> **AIM OF THE EXERCISE**: Go through the entries below and copy each line containing the word "that".

> **DATA EXCERPTS**:
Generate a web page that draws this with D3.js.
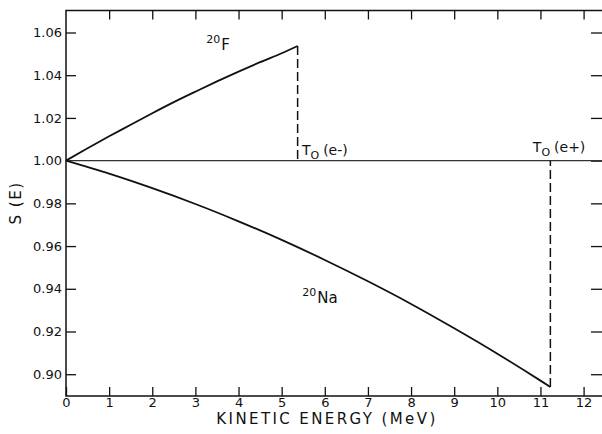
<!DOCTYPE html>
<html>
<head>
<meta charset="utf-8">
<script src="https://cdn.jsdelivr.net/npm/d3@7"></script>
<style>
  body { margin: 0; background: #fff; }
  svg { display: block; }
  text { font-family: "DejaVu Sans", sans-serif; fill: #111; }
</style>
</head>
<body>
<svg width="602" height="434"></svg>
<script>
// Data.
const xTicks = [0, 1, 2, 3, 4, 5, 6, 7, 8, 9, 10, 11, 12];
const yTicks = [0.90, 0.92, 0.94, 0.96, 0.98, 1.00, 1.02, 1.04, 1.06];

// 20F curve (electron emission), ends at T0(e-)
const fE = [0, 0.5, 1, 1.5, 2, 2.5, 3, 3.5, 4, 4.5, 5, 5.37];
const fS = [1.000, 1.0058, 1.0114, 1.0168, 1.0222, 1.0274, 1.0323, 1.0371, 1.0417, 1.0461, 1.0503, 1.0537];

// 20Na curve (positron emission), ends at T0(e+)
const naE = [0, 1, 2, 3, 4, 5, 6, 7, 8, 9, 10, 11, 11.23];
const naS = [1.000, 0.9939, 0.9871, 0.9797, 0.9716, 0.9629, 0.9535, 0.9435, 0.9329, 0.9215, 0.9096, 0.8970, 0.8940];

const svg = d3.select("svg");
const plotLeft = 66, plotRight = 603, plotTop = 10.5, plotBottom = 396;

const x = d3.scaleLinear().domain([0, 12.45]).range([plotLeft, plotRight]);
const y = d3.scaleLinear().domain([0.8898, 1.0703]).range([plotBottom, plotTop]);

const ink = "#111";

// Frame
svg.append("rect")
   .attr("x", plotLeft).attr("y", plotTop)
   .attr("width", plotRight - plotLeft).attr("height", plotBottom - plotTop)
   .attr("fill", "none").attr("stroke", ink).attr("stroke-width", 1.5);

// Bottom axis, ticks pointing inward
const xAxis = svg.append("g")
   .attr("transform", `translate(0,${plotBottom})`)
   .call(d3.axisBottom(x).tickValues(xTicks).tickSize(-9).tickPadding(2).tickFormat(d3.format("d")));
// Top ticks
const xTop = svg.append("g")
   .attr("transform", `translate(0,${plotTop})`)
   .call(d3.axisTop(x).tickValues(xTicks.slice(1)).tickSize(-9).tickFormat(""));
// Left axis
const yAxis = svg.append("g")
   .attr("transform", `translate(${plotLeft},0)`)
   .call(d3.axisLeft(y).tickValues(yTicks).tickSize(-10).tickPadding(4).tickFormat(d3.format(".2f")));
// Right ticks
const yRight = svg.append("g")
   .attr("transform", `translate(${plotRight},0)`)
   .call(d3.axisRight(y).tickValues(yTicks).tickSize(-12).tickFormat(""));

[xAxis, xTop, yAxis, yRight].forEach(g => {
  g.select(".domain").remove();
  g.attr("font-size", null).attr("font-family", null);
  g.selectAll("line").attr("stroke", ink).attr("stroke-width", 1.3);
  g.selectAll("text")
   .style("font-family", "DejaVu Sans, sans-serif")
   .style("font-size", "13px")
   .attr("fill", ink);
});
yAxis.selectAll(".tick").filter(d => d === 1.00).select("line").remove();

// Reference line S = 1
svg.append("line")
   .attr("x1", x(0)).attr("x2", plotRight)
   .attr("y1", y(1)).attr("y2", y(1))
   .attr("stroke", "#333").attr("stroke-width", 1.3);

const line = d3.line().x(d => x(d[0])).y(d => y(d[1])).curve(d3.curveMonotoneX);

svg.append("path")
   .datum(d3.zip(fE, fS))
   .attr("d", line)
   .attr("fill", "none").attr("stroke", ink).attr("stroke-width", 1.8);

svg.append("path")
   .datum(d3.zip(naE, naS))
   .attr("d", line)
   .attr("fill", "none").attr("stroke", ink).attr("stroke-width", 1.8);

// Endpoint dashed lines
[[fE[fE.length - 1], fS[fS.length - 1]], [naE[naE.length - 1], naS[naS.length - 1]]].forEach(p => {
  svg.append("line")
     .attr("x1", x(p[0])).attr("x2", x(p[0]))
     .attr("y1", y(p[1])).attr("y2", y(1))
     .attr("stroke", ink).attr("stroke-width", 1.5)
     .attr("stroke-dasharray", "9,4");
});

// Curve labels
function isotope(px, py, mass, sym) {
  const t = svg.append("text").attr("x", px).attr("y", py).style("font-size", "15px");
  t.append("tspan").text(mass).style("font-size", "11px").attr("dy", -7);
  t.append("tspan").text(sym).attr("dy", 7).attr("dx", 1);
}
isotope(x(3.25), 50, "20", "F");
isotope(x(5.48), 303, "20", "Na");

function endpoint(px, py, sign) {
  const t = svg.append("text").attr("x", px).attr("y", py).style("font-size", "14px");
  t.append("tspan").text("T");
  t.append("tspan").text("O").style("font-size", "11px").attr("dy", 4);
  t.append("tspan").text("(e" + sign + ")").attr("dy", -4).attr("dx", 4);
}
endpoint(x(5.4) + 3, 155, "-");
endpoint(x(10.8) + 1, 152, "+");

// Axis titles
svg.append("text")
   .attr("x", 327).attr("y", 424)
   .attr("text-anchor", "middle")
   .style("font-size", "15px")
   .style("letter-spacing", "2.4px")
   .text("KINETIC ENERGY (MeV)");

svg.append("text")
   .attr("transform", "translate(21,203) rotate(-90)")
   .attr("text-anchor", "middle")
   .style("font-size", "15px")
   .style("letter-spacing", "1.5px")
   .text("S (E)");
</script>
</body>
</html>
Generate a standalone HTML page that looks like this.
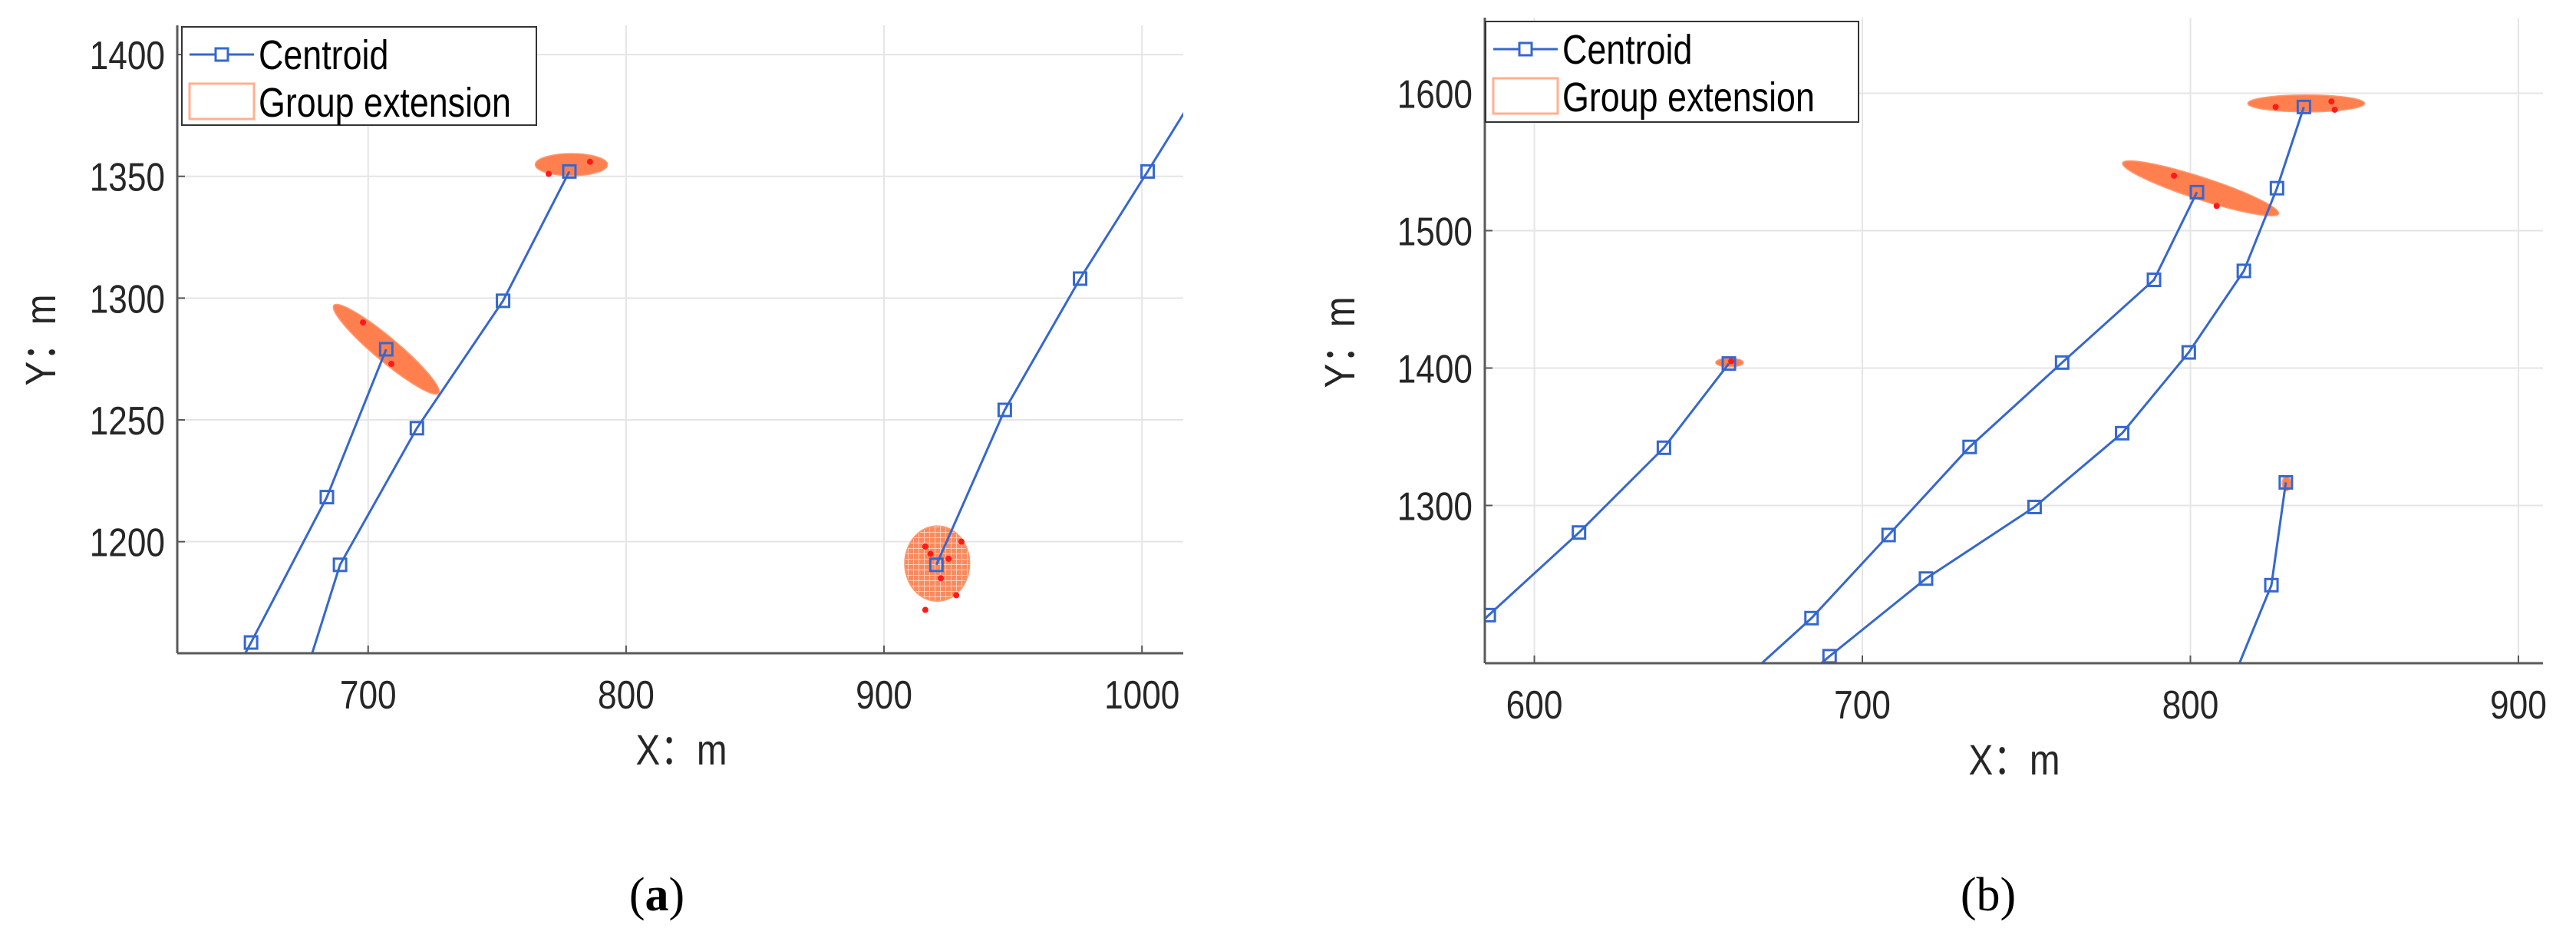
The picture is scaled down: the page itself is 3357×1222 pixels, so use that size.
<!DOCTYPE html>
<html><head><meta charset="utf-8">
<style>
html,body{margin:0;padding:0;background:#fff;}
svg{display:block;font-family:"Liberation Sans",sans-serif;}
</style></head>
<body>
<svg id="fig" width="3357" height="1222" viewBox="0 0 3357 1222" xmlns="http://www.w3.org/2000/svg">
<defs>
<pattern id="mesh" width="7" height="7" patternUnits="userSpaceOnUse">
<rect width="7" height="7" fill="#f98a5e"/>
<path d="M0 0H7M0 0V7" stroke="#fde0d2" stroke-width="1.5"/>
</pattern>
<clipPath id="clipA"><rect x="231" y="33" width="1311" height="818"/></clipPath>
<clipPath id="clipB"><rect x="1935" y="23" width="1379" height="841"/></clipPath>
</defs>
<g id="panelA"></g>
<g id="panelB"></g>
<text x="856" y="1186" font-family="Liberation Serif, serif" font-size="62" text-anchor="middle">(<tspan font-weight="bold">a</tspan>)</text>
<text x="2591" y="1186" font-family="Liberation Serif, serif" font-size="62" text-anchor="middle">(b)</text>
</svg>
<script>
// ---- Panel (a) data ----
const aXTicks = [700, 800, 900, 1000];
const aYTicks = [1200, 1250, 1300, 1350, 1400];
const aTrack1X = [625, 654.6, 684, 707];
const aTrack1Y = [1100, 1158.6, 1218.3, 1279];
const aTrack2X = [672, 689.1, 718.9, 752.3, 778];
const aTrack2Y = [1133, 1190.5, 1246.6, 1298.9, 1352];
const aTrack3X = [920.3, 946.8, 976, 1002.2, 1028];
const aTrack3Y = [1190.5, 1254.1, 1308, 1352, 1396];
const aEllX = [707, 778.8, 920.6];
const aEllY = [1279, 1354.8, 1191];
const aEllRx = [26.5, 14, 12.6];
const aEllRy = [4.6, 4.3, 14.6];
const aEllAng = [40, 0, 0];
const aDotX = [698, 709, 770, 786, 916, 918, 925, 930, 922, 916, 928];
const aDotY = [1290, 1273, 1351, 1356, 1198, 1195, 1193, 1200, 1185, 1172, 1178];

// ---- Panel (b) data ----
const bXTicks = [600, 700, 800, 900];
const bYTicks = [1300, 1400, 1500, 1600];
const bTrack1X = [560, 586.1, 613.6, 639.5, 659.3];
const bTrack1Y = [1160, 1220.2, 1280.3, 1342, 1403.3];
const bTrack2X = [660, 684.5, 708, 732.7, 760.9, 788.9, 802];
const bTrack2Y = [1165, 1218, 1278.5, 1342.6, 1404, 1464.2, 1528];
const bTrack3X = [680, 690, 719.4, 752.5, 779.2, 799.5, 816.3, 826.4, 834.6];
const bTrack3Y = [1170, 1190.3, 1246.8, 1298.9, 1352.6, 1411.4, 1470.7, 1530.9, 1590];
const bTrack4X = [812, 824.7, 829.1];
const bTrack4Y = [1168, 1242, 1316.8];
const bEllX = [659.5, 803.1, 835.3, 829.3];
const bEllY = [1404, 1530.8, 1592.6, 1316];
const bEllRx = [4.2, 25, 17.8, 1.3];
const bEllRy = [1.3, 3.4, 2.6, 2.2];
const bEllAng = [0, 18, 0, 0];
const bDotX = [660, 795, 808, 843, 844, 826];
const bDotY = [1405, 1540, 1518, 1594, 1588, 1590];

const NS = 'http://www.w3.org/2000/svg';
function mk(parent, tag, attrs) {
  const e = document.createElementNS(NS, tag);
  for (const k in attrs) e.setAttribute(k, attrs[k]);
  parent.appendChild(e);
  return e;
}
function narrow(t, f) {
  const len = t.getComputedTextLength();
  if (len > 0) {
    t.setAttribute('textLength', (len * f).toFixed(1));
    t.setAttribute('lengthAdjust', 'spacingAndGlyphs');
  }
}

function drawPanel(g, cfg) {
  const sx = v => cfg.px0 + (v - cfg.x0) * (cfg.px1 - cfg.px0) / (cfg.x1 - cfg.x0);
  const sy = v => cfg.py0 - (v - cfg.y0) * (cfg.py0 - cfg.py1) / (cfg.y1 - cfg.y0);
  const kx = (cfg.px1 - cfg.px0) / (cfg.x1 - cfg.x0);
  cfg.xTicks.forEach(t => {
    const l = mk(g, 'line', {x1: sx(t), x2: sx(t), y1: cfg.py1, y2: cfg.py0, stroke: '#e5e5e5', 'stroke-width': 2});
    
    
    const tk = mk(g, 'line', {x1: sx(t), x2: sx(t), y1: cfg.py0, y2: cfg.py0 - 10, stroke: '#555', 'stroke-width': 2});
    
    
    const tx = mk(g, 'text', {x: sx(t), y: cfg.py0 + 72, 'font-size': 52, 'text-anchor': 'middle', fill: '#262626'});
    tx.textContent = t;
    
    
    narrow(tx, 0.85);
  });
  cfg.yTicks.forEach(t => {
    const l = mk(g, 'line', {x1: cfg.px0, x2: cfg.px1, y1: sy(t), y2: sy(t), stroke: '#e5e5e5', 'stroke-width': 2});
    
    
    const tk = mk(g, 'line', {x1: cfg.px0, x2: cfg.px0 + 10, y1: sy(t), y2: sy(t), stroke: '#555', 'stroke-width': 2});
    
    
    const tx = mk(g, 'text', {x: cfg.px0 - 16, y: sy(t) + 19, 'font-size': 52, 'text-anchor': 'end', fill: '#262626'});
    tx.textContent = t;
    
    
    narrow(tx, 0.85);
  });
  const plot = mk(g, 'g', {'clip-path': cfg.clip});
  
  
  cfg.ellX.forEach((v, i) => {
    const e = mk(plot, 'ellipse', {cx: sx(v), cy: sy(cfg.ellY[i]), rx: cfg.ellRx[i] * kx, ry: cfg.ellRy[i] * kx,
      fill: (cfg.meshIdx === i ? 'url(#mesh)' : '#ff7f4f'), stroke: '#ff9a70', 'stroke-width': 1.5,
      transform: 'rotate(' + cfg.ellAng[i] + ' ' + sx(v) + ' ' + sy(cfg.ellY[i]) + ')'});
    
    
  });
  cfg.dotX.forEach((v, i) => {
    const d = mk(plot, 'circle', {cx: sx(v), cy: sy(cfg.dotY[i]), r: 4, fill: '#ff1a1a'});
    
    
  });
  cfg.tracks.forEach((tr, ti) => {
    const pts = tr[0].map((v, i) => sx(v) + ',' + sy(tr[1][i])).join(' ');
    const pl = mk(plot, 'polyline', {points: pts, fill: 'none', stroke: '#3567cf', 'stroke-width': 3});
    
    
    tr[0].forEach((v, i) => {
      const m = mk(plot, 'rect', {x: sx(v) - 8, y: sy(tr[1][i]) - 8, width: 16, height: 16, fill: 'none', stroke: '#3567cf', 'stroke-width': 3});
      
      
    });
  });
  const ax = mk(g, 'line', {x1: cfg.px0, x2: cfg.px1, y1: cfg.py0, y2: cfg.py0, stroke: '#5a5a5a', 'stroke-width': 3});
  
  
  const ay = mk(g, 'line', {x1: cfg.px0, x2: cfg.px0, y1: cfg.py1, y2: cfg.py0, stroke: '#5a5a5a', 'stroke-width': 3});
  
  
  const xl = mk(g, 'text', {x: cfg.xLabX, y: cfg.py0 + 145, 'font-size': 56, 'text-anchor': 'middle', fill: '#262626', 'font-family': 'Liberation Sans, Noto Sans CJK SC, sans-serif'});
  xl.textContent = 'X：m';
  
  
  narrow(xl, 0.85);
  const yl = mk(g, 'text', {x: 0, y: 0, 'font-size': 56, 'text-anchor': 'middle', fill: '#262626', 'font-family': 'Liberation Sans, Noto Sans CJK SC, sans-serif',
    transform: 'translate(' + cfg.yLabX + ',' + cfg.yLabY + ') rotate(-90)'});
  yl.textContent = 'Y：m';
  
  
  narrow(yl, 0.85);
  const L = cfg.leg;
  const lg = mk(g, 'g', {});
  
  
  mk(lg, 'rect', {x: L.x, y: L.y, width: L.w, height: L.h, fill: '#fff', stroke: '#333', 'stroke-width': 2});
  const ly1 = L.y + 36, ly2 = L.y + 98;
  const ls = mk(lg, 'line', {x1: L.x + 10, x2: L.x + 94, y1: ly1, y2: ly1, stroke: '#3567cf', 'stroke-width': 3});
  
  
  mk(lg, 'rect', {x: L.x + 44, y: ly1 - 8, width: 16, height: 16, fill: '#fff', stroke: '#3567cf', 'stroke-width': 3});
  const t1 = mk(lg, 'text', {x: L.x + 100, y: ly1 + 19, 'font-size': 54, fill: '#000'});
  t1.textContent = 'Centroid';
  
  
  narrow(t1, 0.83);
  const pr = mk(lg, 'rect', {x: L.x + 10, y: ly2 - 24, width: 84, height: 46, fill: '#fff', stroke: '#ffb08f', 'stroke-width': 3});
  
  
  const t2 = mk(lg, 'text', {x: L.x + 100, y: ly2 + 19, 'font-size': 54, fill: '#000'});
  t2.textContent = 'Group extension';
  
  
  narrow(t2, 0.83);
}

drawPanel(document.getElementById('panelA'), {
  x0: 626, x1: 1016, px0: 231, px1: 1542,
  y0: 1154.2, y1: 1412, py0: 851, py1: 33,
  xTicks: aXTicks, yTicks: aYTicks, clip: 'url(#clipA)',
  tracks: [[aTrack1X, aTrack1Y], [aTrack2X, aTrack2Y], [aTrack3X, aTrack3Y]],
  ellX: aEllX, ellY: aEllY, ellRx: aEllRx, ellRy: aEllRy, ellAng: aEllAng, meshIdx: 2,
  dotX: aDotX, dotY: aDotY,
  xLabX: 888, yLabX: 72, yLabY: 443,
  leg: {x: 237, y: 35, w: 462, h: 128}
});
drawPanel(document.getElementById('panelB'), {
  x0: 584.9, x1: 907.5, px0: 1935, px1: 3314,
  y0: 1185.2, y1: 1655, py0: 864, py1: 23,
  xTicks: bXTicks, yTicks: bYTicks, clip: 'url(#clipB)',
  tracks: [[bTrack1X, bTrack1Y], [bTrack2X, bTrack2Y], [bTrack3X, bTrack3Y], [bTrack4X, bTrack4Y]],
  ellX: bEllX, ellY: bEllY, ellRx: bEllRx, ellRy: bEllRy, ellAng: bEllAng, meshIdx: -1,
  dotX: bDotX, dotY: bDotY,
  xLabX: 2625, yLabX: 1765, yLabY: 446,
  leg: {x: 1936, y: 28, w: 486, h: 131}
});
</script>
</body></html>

> **RESPONSE FOR THIS EXERCISE**:
Generate a web page that draws this with D3.js.
Generate a standalone HTML page that looks like this.
The picture is scaled down: the page itself is 3357×1222 pixels, so use that size.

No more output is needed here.